---------- MATERIAL SHOWN

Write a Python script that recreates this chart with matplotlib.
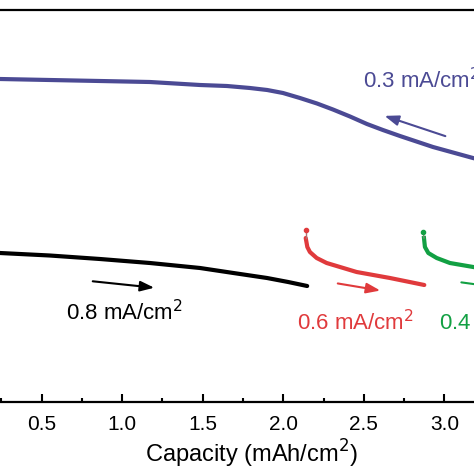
import numpy as np
import matplotlib.pyplot as plt

plt.rcParams['font.family'] = ['Liberation Sans', 'DejaVu Sans']

# curves (y in arbitrary units, bottom spine = 0)
blue_x = [0.0, 0.241, 0.55, 0.862, 1.172, 1.483, 1.65, 1.793, 1.90, 1.998, 2.103, 2.209, 2.308,
          2.414, 2.519, 2.618, 2.724, 2.929, 3.177, 3.35]
blue_y = [3.24, 3.23, 3.22, 3.21, 3.20, 3.17, 3.16, 3.14, 3.12, 3.09, 3.04, 2.985, 2.925,
          2.855, 2.78, 2.72, 2.66, 2.55, 2.44, 2.37]

black_x = [0.0, 0.241, 0.55, 0.862, 1.172, 1.483, 1.69, 1.899, 2.03, 2.148]
black_y = [1.51, 1.49, 1.465, 1.43, 1.39, 1.34, 1.29, 1.24, 1.20, 1.16]

red_x = [2.139, 2.149, 2.165, 2.207, 2.269, 2.455, 2.662, 2.875]
red_y = [1.64, 1.55, 1.50, 1.44, 1.39, 1.30, 1.24, 1.17]
red_dot = (2.139, 1.72)

green_x = [2.873, 2.879, 2.900, 2.952, 3.034, 3.179, 3.35]
green_y = [1.64, 1.55, 1.49, 1.44, 1.39, 1.35, 1.30]
green_dot = (2.869, 1.70)

c_blue = '#4b4a94'
c_red = '#e03a3c'
c_green = '#12a043'
c_black = '#000000'

fig = plt.figure(figsize=(4.74, 4.74), dpi=100)
ax = fig.add_axes([-38.9 / 474, 72 / 474, 580 / 474, 392 / 474])

ax.plot(blue_x, blue_y, color=c_blue, lw=3, solid_joinstyle='round')
ax.plot(black_x, black_y, color=c_black, lw=3, solid_joinstyle='round', solid_capstyle='round')
ax.plot(red_x, red_y, color=c_red, lw=3, solid_capstyle='round', solid_joinstyle='round')
ax.plot([red_dot[0], red_x[0]], [red_dot[1], red_y[0]], color='#b07070', lw=1)
ax.plot(*red_dot, 'o', color=c_red, ms=3)
ax.plot(green_x, green_y, color=c_green, lw=3, solid_joinstyle='round')
ax.plot([green_dot[0], green_x[0]], [green_dot[1], green_y[0]], color='#709070', lw=1)
ax.plot(*green_dot, 'o', color=c_green, ms=3)

arrow = dict(arrowstyle='-|>,head_length=0.6,head_width=0.22', lw=1.5, mutation_scale=14)
ax.annotate('', xy=(2.612, 2.87), xytext=(3.022, 2.65), arrowprops=dict(arrow, color=c_blue))
ax.annotate('', xy=(1.216, 1.14), xytext=(0.800, 1.21), arrowprops=dict(arrow, color=c_black))
ax.annotate('', xy=(2.619, 1.11), xytext=(2.321, 1.19), arrowprops=dict(arrow, color=c_red))
ax.annotate('', xy=(3.45, 1.12), xytext=(3.088, 1.20), arrowprops=dict(arrow, color=c_green))

ax.text(2.496, 3.21, '0.3 mA/cm$^2$', color=c_blue, fontsize=16, va='center')
ax.text(0.651, 0.89, '0.8 mA/cm$^2$', color=c_black, fontsize=16, va='center')
ax.text(2.086, 0.79, '0.6 mA/cm$^2$', color=c_red, fontsize=16, va='center')
ax.text(2.968, 0.79, '0.4 mA/cm$^2$', color=c_green, fontsize=16, va='center')

ax.set_xlim(0, 3.6)
ax.set_ylim(0, 3.92)
ax.set_xticks([0.0, 0.5, 1.0, 1.5, 2.0, 2.5, 3.0, 3.5])
ax.set_xticks(np.arange(0, 3.6, 0.25), minor=True)
ax.set_yticks([])
ax.tick_params(axis='x', which='major', direction='in', length=6, width=1.5,
               labelsize=15, pad=9, top=False)
ax.tick_params(axis='x', which='minor', direction='in', length=3, width=1.5, top=False)
for s in ax.spines.values():
    s.set_linewidth(1.6)
ax.set_xlabel('Capacity (mAh/cm$^2$)', fontsize=17, labelpad=3)

fig.savefig('out.png', dpi=100)
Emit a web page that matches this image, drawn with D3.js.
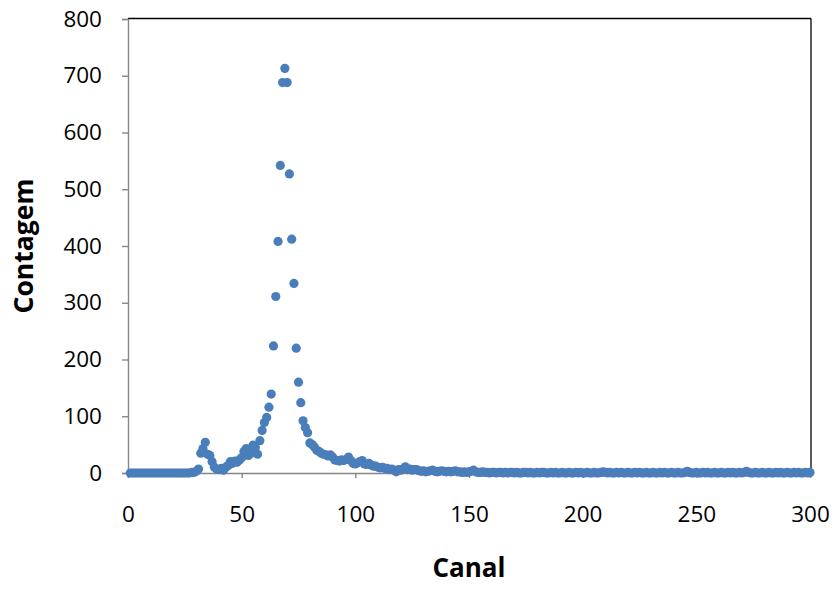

--------------------

--- WHAT NEEDS TO BE DONE ---
Make an exact copy of all entries above, dropping the images.

--- EXERCISE RESPONSE ---
Write a Python script that recreates this chart with matplotlib.
import numpy as np
import matplotlib.pyplot as plt

plt.rcParams['font.family'] = ['Liberation Sans', 'DejaVu Sans']

# curves (y in arbitrary units, bottom spine = 0)
blue_x = [0.0, 0.241, 0.55, 0.862, 1.172, 1.483, 1.65, 1.793, 1.90, 1.998, 2.103, 2.209, 2.308,
          2.414, 2.519, 2.618, 2.724, 2.929, 3.177, 3.35]
blue_y = [3.24, 3.23, 3.22, 3.21, 3.20, 3.17, 3.16, 3.14, 3.12, 3.09, 3.04, 2.985, 2.925,
          2.855, 2.78, 2.72, 2.66, 2.55, 2.44, 2.37]

black_x = [0.0, 0.241, 0.55, 0.862, 1.172, 1.483, 1.69, 1.899, 2.03, 2.148]
black_y = [1.51, 1.49, 1.465, 1.43, 1.39, 1.34, 1.29, 1.24, 1.20, 1.16]

red_x = [2.139, 2.149, 2.165, 2.207, 2.269, 2.455, 2.662, 2.875]
red_y = [1.64, 1.55, 1.50, 1.44, 1.39, 1.30, 1.24, 1.17]
red_dot = (2.139, 1.72)

green_x = [2.873, 2.879, 2.900, 2.952, 3.034, 3.179, 3.35]
green_y = [1.64, 1.55, 1.49, 1.44, 1.39, 1.35, 1.30]
green_dot = (2.869, 1.70)

c_blue = '#4b4a94'
c_red = '#e03a3c'
c_green = '#12a043'
c_black = '#000000'

fig = plt.figure(figsize=(4.74, 4.74), dpi=100)
ax = fig.add_axes([-38.9 / 474, 72 / 474, 580 / 474, 392 / 474])

ax.plot(blue_x, blue_y, color=c_blue, lw=3, solid_joinstyle='round')
ax.plot(black_x, black_y, color=c_black, lw=3, solid_joinstyle='round', solid_capstyle='round')
ax.plot(red_x, red_y, color=c_red, lw=3, solid_capstyle='round', solid_joinstyle='round')
ax.plot([red_dot[0], red_x[0]], [red_dot[1], red_y[0]], color='#b07070', lw=1)
ax.plot(*red_dot, 'o', color=c_red, ms=3)
ax.plot(green_x, green_y, color=c_green, lw=3, solid_joinstyle='round')
ax.plot([green_dot[0], green_x[0]], [green_dot[1], green_y[0]], color='#709070', lw=1)
ax.plot(*green_dot, 'o', color=c_green, ms=3)

arrow = dict(arrowstyle='-|>,head_length=0.6,head_width=0.22', lw=1.5, mutation_scale=14)
ax.annotate('', xy=(2.612, 2.87), xytext=(3.022, 2.65), arrowprops=dict(arrow, color=c_blue))
ax.annotate('', xy=(1.216, 1.14), xytext=(0.800, 1.21), arrowprops=dict(arrow, color=c_black))
ax.annotate('', xy=(2.619, 1.11), xytext=(2.321, 1.19), arrowprops=dict(arrow, color=c_red))
ax.annotate('', xy=(3.45, 1.12), xytext=(3.088, 1.20), arrowprops=dict(arrow, color=c_green))

ax.text(2.496, 3.21, '0.3 mA/cm$^2$', color=c_blue, fontsize=16, va='center')
ax.text(0.651, 0.89, '0.8 mA/cm$^2$', color=c_black, fontsize=16, va='center')
ax.text(2.086, 0.79, '0.6 mA/cm$^2$', color=c_red, fontsize=16, va='center')
ax.text(2.968, 0.79, '0.4 mA/cm$^2$', color=c_green, fontsize=16, va='center')

ax.set_xlim(0, 3.6)
ax.set_ylim(0, 3.92)
ax.set_xticks([0.0, 0.5, 1.0, 1.5, 2.0, 2.5, 3.0, 3.5])
ax.set_xticks(np.arange(0, 3.6, 0.25), minor=True)
ax.set_yticks([])
ax.tick_params(axis='x', which='major', direction='in', length=6, width=1.5,
               labelsize=15, pad=9, top=False)
ax.tick_params(axis='x', which='minor', direction='in', length=3, width=1.5, top=False)
for s in ax.spines.values():
    s.set_linewidth(1.6)
ax.set_xlabel('Capacity (mAh/cm$^2$)', fontsize=17, labelpad=3)

fig.savefig('out.png', dpi=100)
Emit a web page that matches this image, drawn with D3.js.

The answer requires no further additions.